Hull FC have repeated Hull KR’s feat from last year of reaching the Challenge Cup final, and are set to battle with Warrington at Wembley on Saturday afternoon.
FC are in the running for a treble of trophies this season, and their coach Lee Radford has impressed many with his intelligence, astuteness and likeability.
Back in the 1980s, Hull clubs reaching finals in successive years would not have been worthy of note.
Between 1980, when the final was a Hull city derby won by Rovers, and 1986, either KR or FC were in every final, apart from 1984 (and Rovers won the league title that year, and the next season too).
The city of Hull back then, before the rise of the mighty Wigan team from the later 80s and early 90s, became a byword for rugby league across the country.
The two Hull clubs were probably the best known teams outside of the heartlands at that time, aided by the BBC coverage on Saturday afternoons of many games.
As well as Challenge Cups and league titles, the two clubs collected Yorkshire Cups, Regal Trophies, Premierships and their players won a host of international caps.
Since those glory days, success has been thinner on the ground for the Hull clubs, and both have faced various issues from a list financial problems, restructuring, mergers, relegation, declining youth systems and poor recruitment.

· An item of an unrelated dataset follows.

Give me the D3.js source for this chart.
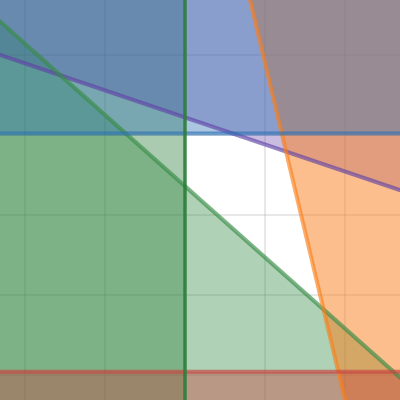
<!DOCTYPE html>
<html><head><meta charset="utf-8">
<script src="https://cdn.jsdelivr.net/npm/d3@7"></script>
<style>body{margin:0}svg{display:block}</style>
</head><body>
<svg id="chart" width="400" height="400"></svg>
<script>
// inequalities: y >= / <= m*x + b, or vertical x <= c
var lineNames = ["purple", "green", "orange", "blue", "red"];
var slopes =     [-0.338, -0.89, -4.21, 0, 0];
var intercepts = [3.22, 2.36, 8.11, 3.02, 0.04];
var sides =      ["above", "below", "above", "above", "below"];
var colors =     ["#6042a6", "#388c46", "#fa7e19", "#2d70b3", "#c74440"];
var fillAlpha =  [0.35, 0.4, 0.5, 0.4, 0.4];
var verticalX = 0, verticalColor = "#2d7d3a";
var gridX = [-2, -1, 0, 1, 2], gridY = [0, 1, 2, 3, 4];

var width = 400, height = 400;
var x = d3.scaleLinear().domain([-185 / 80, 215 / 80]).range([0, width]);
var y = d3.scaleLinear().domain([-25 / 80, 375 / 80]).range([height, 0]);
var svg = d3.select("#chart");
svg.append("rect").attr("width", width).attr("height", height).attr("fill", "#fff");

svg.append("g").selectAll("line").data(gridX).enter().append("line")
    .attr("x1", d => x(d)).attr("x2", d => x(d)).attr("y1", 0).attr("y2", height)
    .attr("stroke", "#999").attr("stroke-opacity", 0.45);
svg.append("g").selectAll("line").data(gridY).enter().append("line")
    .attr("y1", d => y(d)).attr("y2", d => y(d)).attr("x1", 0).attr("x2", width)
    .attr("stroke", "#999").attr("stroke-opacity", 0.45);

var x0 = -20, x1 = 20;
var fills = svg.append("g"), strokes = svg.append("g");
// vertical green: x <= 0
fills.append("rect").attr("x", 0).attr("y", 0)
    .attr("width", x(verticalX)).attr("height", height)
    .attr("fill", verticalColor).attr("fill-opacity", 0.4);

lineNames.forEach(function(n, i) {
  var m = slopes[i], b = intercepts[i];
  var far = sides[i] == "above" ? 1000 : -1000;
  var pts = [[x0, m * x0 + b], [x1, m * x1 + b], [x1, far], [x0, far]];
  fills.append("path")
      .attr("d", "M" + pts.map(p => x(p[0]) + "," + y(p[1])).join("L") + "Z")
      .attr("fill", colors[i]).attr("fill-opacity", fillAlpha[i]);
  strokes.append("line")
      .attr("x1", x(x0)).attr("y1", y(m * x0 + b))
      .attr("x2", x(x1)).attr("y2", y(m * x1 + b))
      .attr("stroke", colors[i]).attr("stroke-width", 4).attr("stroke-opacity", 0.65);
});
strokes.append("line").attr("x1", x(verticalX)).attr("x2", x(verticalX))
    .attr("y1", 0).attr("y2", height)
    .attr("stroke", verticalColor).attr("stroke-width", 3.5).attr("stroke-opacity", 0.9);
</script>
</body></html>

But there are signs that things could at last be moving forwards again for the city as a whole.
Obviously, Rovers have struggled this season, but their second half of the season has been much more positive than the first, with James Webster offering a steadying hand as an interim coach.

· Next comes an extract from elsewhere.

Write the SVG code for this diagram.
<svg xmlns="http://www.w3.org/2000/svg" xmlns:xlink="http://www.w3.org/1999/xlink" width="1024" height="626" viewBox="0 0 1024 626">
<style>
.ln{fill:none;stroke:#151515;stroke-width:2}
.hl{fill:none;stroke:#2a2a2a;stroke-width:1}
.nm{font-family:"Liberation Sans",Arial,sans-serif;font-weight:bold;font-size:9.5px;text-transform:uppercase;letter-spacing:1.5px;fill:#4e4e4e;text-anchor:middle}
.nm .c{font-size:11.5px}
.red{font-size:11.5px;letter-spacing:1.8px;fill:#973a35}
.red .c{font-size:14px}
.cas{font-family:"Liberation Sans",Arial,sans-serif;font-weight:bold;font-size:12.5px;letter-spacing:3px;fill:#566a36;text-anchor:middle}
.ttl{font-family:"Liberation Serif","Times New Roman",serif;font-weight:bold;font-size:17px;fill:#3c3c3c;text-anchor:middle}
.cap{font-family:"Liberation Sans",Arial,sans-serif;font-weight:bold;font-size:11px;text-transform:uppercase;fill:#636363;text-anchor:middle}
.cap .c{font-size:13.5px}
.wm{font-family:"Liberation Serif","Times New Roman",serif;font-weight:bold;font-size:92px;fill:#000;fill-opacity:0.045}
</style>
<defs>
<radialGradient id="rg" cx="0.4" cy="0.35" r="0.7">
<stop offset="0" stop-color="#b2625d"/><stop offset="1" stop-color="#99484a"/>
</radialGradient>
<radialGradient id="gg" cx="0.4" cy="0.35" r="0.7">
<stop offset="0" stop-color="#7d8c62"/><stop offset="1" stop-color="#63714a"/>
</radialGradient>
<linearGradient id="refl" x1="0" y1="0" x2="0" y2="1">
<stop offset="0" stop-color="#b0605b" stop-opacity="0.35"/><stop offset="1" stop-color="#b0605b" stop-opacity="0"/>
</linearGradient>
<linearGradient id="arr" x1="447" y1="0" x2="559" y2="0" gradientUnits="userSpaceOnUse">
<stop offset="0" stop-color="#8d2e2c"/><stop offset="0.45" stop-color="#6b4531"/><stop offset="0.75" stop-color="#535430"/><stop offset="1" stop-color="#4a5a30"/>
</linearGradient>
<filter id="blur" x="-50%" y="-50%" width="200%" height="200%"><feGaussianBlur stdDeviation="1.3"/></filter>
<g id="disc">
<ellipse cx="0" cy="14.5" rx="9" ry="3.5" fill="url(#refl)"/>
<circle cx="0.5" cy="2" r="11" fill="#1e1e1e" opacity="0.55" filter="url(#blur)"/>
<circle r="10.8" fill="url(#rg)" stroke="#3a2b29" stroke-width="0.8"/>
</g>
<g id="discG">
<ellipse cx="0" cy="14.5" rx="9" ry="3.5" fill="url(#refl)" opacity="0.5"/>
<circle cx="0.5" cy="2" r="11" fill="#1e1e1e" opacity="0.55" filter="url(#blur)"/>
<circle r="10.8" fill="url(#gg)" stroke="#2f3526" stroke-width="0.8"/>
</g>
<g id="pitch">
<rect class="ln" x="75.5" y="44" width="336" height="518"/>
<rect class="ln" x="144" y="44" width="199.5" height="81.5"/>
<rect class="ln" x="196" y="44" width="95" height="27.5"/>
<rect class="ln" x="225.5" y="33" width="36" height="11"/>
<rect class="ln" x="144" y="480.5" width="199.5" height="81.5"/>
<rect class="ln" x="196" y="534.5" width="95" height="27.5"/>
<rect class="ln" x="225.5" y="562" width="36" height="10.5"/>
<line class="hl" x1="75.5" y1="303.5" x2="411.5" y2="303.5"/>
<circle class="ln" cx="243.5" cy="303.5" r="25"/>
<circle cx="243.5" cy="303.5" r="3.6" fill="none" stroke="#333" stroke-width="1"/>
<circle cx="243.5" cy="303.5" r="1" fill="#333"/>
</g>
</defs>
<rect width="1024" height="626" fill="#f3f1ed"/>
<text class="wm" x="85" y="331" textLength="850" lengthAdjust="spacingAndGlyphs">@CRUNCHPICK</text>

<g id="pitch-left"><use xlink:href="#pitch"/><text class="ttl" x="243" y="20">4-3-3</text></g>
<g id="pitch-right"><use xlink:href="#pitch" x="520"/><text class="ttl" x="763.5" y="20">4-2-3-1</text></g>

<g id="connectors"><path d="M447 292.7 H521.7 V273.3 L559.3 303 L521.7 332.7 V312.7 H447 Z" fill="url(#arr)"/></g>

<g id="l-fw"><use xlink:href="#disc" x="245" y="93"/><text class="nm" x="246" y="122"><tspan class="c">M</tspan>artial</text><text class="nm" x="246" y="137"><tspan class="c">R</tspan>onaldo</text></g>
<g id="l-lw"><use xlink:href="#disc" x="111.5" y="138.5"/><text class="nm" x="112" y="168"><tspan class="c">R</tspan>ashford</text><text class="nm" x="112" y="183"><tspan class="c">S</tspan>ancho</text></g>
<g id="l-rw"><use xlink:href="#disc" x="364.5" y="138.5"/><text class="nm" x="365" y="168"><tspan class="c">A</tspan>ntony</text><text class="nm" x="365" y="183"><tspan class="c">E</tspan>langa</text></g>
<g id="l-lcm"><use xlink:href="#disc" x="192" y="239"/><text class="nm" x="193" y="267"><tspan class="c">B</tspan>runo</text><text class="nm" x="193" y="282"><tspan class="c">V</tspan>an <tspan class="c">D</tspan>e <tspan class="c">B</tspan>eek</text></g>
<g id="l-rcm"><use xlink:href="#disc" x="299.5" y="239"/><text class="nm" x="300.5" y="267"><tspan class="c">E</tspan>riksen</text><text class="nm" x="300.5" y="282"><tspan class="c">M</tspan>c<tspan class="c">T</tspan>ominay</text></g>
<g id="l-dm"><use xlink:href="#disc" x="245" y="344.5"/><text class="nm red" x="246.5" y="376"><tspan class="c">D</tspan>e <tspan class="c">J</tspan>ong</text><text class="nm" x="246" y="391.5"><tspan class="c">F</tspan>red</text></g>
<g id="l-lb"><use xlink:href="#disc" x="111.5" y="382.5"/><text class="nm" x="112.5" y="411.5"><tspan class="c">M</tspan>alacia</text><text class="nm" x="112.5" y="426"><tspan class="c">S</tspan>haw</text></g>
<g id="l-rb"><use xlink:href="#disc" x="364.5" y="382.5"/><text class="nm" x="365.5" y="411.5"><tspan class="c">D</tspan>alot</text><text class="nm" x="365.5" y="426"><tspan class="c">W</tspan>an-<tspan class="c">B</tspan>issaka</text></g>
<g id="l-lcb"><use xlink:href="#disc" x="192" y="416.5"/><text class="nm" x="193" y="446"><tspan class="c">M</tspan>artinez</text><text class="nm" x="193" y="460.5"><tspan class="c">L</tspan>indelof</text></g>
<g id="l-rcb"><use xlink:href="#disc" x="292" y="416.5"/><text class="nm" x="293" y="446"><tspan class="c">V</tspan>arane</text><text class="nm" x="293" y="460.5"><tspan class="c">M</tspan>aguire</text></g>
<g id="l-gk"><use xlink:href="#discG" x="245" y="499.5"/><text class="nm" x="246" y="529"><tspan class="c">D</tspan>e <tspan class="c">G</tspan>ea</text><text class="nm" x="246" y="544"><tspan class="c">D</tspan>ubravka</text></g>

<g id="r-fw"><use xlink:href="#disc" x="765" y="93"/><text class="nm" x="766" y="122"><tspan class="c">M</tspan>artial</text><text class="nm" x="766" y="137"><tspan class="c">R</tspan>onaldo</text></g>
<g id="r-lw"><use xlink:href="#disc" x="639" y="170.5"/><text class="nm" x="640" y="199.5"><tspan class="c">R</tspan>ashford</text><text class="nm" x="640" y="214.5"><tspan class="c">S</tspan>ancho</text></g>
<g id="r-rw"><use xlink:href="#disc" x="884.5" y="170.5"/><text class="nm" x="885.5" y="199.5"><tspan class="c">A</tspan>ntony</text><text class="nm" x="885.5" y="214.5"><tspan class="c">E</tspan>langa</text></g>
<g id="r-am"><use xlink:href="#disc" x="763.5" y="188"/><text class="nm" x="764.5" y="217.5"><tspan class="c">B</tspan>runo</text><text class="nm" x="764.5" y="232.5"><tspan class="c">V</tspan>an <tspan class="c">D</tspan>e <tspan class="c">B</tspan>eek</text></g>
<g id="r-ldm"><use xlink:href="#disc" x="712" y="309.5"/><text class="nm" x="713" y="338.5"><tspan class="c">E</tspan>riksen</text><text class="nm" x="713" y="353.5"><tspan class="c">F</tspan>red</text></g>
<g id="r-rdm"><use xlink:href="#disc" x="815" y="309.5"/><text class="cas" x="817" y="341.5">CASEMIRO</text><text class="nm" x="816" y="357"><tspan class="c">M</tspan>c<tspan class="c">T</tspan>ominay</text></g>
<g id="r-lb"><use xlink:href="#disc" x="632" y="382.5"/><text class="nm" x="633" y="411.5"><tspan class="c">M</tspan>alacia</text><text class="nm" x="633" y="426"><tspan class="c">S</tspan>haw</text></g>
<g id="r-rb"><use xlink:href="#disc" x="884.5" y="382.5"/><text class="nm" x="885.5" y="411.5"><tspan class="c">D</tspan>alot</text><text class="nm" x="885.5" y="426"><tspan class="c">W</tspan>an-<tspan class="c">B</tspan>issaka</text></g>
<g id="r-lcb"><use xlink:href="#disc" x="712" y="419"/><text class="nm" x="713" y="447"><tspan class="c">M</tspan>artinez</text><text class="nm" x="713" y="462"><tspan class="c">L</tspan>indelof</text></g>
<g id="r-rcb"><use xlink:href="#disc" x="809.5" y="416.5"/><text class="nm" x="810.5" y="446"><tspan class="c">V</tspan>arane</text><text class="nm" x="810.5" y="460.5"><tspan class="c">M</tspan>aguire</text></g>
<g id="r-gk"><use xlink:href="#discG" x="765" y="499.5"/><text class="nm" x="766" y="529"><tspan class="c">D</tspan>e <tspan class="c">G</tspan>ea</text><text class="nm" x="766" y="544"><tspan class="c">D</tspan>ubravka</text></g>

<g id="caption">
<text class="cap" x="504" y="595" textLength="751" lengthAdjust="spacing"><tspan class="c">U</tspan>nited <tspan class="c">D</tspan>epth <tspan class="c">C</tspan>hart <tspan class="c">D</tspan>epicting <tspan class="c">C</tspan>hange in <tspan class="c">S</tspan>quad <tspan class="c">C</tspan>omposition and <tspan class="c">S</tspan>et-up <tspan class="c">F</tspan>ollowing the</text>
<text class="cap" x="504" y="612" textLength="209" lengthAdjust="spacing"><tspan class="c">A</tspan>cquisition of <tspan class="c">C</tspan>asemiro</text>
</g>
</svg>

They are also in the progress of something of a revolution behind the scenes, as Jamie Peacock finally begins to get to grips with the size of the task facing him.
It looks like former Castleford coach Terry Matterson may well be at the helm next season at the KC Lightstream Stadium, and word has reached us that his squad could be very different from this season, with a major clear-out planned.
One thing that Rovers have managed to do this season is blood young players from the City of Hull academy, such as Joe Wardill and Keiran Moran, giving them crucial game time in Super League.
The Hull FC first team also has more Hull accents in it than it used to.
As Liam Watts said this week: “When I was at Hull KR, they used to recruit a lot of Australians.
“Now, they’re bringing more through from the City of Hull academy, and that can only be good for rugby league in the city as a whole.”
The likes of full-back Jamie Shaul are leading a strong cadre of local boys in the Black and White colours, and, should the Airlie Birds win at Wembley for the first time in their history later on Saturday, and bring the Cup back to East Yorkshire, then we could be in for a new golden era on the banks of the Humber.
When I asked Danny Houghton earlier this week if he thought the final could be the start of something special for Hull FC, he replied, “I hope so!”
For those of us with connections to the region, whichever side of the divide you fall, let’s echo that hope.